Secrets to Flawless Kintsugi

  • My First Kintsugi Mistake: The Glue Avalanche. On my first attempt, I used way too much epoxy, thinking more meant stronger. It oozed everywhere, creating a thick, ugly seam that was a nightmare to clean up. The secret is a minimal application. You only need enough to create a hairline of squeeze-out when the pieces are pressed together.
  • The Masking Tape Trick for Razor-Sharp Gold Lines. For an incredibly clean, professional finish, apply two strips of painter’s tape, one on each side of the cured epoxy seam, leaving only a tiny gap over the crack. Paint your gold line within this channel. Before the gold is fully dry, peel the tape away to reveal a perfectly crisp line.
  • Filling Small Chips and Gaps. If you’re missing a small chip, don’t worry! Mix a thicker putty by adding more filler (like a bit of cornstarch or even more mica powder) to your epoxy. Carefully press it into the gap, sculpting it with your stick. Let it cure fully, sand it smooth, and then paint it gold.
  • Beyond Gold: Modern Kintsugi Variations. While gold is traditional, don’t be afraid to experiment. A broken white plate repaired with a vibrant blue or a deep silver line can be absolutely stunning. This is your art piece; let its new life reflect your personal style.
  • Care and Food Safety. If you used a certified food-safe epoxy, your item can be used for food after a full cure (typically 7 days). However, always gently hand-wash Kintsugi-repaired items. Do not put them in the dishwasher or microwave, as the extreme temperatures can weaken the epoxy bond over time.

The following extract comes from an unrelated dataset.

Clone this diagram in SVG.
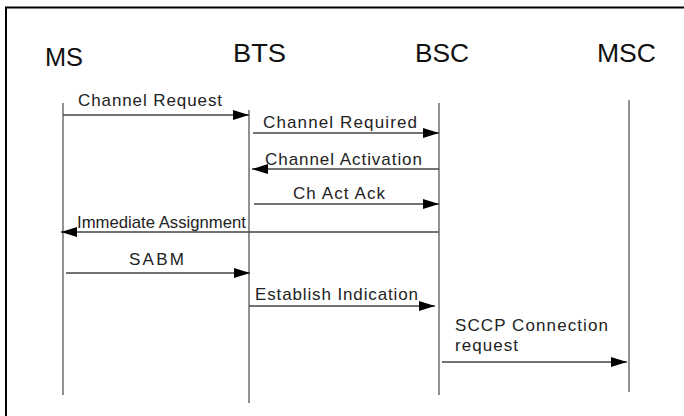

Frequently Asked Questions

Is Kintsugi-repaired pottery food-safe?

It can be, but only if you use a specific epoxy that is rated “food-safe” by the manufacturer after it has fully cured. Always check the product label and follow curing instructions precisely before using the item with food.

What is the best type of pottery for a beginner?

A ceramic mug or a thick plate with a clean, simple break (2-3 large pieces) is ideal for your first project. Avoid pieces that have shattered into many tiny fragments or are made of porous materials like terracotta until you have more experience.

How long does the entire Kintsugi process take?

While the active working time is only about an hour or two, the total time is spread over several days due to the curing process. Expect it to take at least 2-3 days from start to finish to allow for proper curing of both the epoxy and the final gold layer.

Can I just use super glue for Kintsugi?

No, you should not use super glue (cyanoacrylate). It cures instantly, allowing no time for adjustments, and it creates a very brittle bond that can easily break again. Two-part epoxy creates a much stronger, more resilient bond that is essential for a lasting repair.